# [Requirements]
Make an exact copy of the lines, leaving the pictures out.

--------

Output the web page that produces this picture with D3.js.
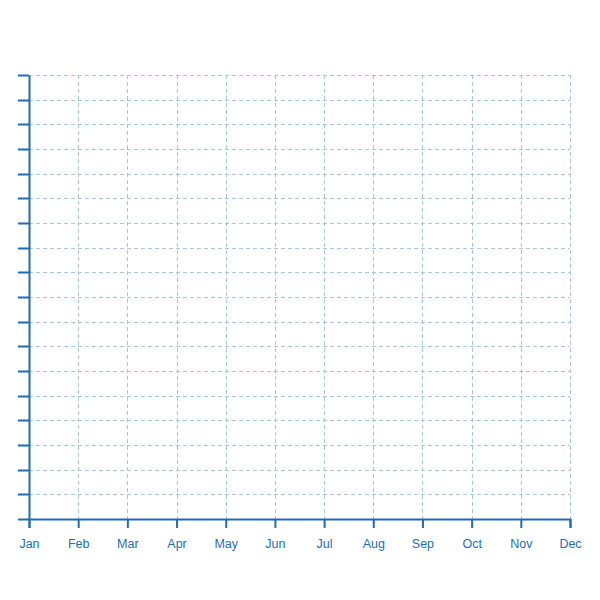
<!DOCTYPE html>
<html>
<head>
<meta charset="utf-8">
<script src="https://cdn.jsdelivr.net/npm/d3@7"></script>
<style>
  body { margin: 0; background: #fff; }
  .grid line { stroke: #a3c9da; stroke-dasharray: 4,3; stroke-width: 1; shape-rendering: crispEdges; }
  .grid .domain { display: none; }
  .axis path, .axis line { stroke: #1f6db3; stroke-width: 2; }
  .axis text { fill: #1f6db3; font-family: "Liberation Sans", Arial, sans-serif; font-size: 12.5px; }
</style>
</head>
<body>
<div id="chart"></div>
<script>
var months = ["Jan", "Feb", "Mar", "Apr", "May", "Jun", "Jul", "Aug", "Sep", "Oct", "Nov", "Dec"];
var yTicks = d3.range(0, 19);   // 18 empty intervals, no labels

var margin = {top: 75, right: 30, bottom: 81, left: 29},
    width = 600 - margin.left - margin.right,
    height = 600 - margin.top - margin.bottom;

var svg = d3.select("#chart").append("svg")
    .attr("width", 600)
    .attr("height", 600)
  .append("g")
    .attr("transform", "translate(" + margin.left + "," + margin.top + ")");

var x = d3.scalePoint()
    .domain(months)
    .range([0, width]);

var y = d3.scaleLinear()
    .domain([0, 18])
    .range([height, 0])
    .interpolate(d3.interpolateRound);

// grid
svg.append("g")
    .attr("class", "grid")
    .call(d3.axisBottom(x).tickSize(height).tickFormat(""))
    .selectAll("line").filter(function(d, i) { return i === 0; }).remove();

svg.append("g")
    .attr("class", "grid")
    .call(d3.axisLeft(y).tickValues(yTicks).tickSize(-width).tickFormat(""))
    .selectAll("line").filter(function(d) { return d === 0; }).remove();

// axes
svg.append("g")
    .attr("class", "axis")
    .attr("transform", "translate(0," + height + ")")
    .call(d3.axisBottom(x).tickSize(9).tickSizeOuter(9).tickPadding(11));

svg.append("g")
    .attr("class", "axis")
    .call(d3.axisLeft(y).tickValues(yTicks).tickSize(11).tickSizeOuter(0).tickFormat(""));
</script>
</body>
</html>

--------

# [Exercise answer]
Output the web page that produces this picture with D3.js.
<!DOCTYPE html>
<html>
<head>
<meta charset="utf-8">
<script src="https://cdn.jsdelivr.net/npm/d3@7"></script>
<style>
  body { margin: 0; background: #fff; }
  .grid line { stroke: #a3c9da; stroke-dasharray: 4,3; stroke-width: 1; shape-rendering: crispEdges; }
  .grid .domain { display: none; }
  .axis path, .axis line { stroke: #1f6db3; stroke-width: 2; }
  .axis text { fill: #1f6db3; font-family: "Liberation Sans", Arial, sans-serif; font-size: 12.5px; }
</style>
</head>
<body>
<div id="chart"></div>
<script>
var months = ["Jan", "Feb", "Mar", "Apr", "May", "Jun", "Jul", "Aug", "Sep", "Oct", "Nov", "Dec"];
var yTicks = d3.range(0, 19);   // 18 empty intervals, no labels

var margin = {top: 75, right: 30, bottom: 81, left: 29},
    width = 600 - margin.left - margin.right,
    height = 600 - margin.top - margin.bottom;

var svg = d3.select("#chart").append("svg")
    .attr("width", 600)
    .attr("height", 600)
  .append("g")
    .attr("transform", "translate(" + margin.left + "," + margin.top + ")");

var x = d3.scalePoint()
    .domain(months)
    .range([0, width]);

var y = d3.scaleLinear()
    .domain([0, 18])
    .range([height, 0])
    .interpolate(d3.interpolateRound);

// grid
svg.append("g")
    .attr("class", "grid")
    .call(d3.axisBottom(x).tickSize(height).tickFormat(""))
    .selectAll("line").filter(function(d, i) { return i === 0; }).remove();

svg.append("g")
    .attr("class", "grid")
    .call(d3.axisLeft(y).tickValues(yTicks).tickSize(-width).tickFormat(""))
    .selectAll("line").filter(function(d) { return d === 0; }).remove();

// axes
svg.append("g")
    .attr("class", "axis")
    .attr("transform", "translate(0," + height + ")")
    .call(d3.axisBottom(x).tickSize(9).tickSizeOuter(9).tickPadding(11));

svg.append("g")
    .attr("class", "axis")
    .call(d3.axisLeft(y).tickValues(yTicks).tickSize(11).tickSizeOuter(0).tickFormat(""));
</script>
</body>
</html>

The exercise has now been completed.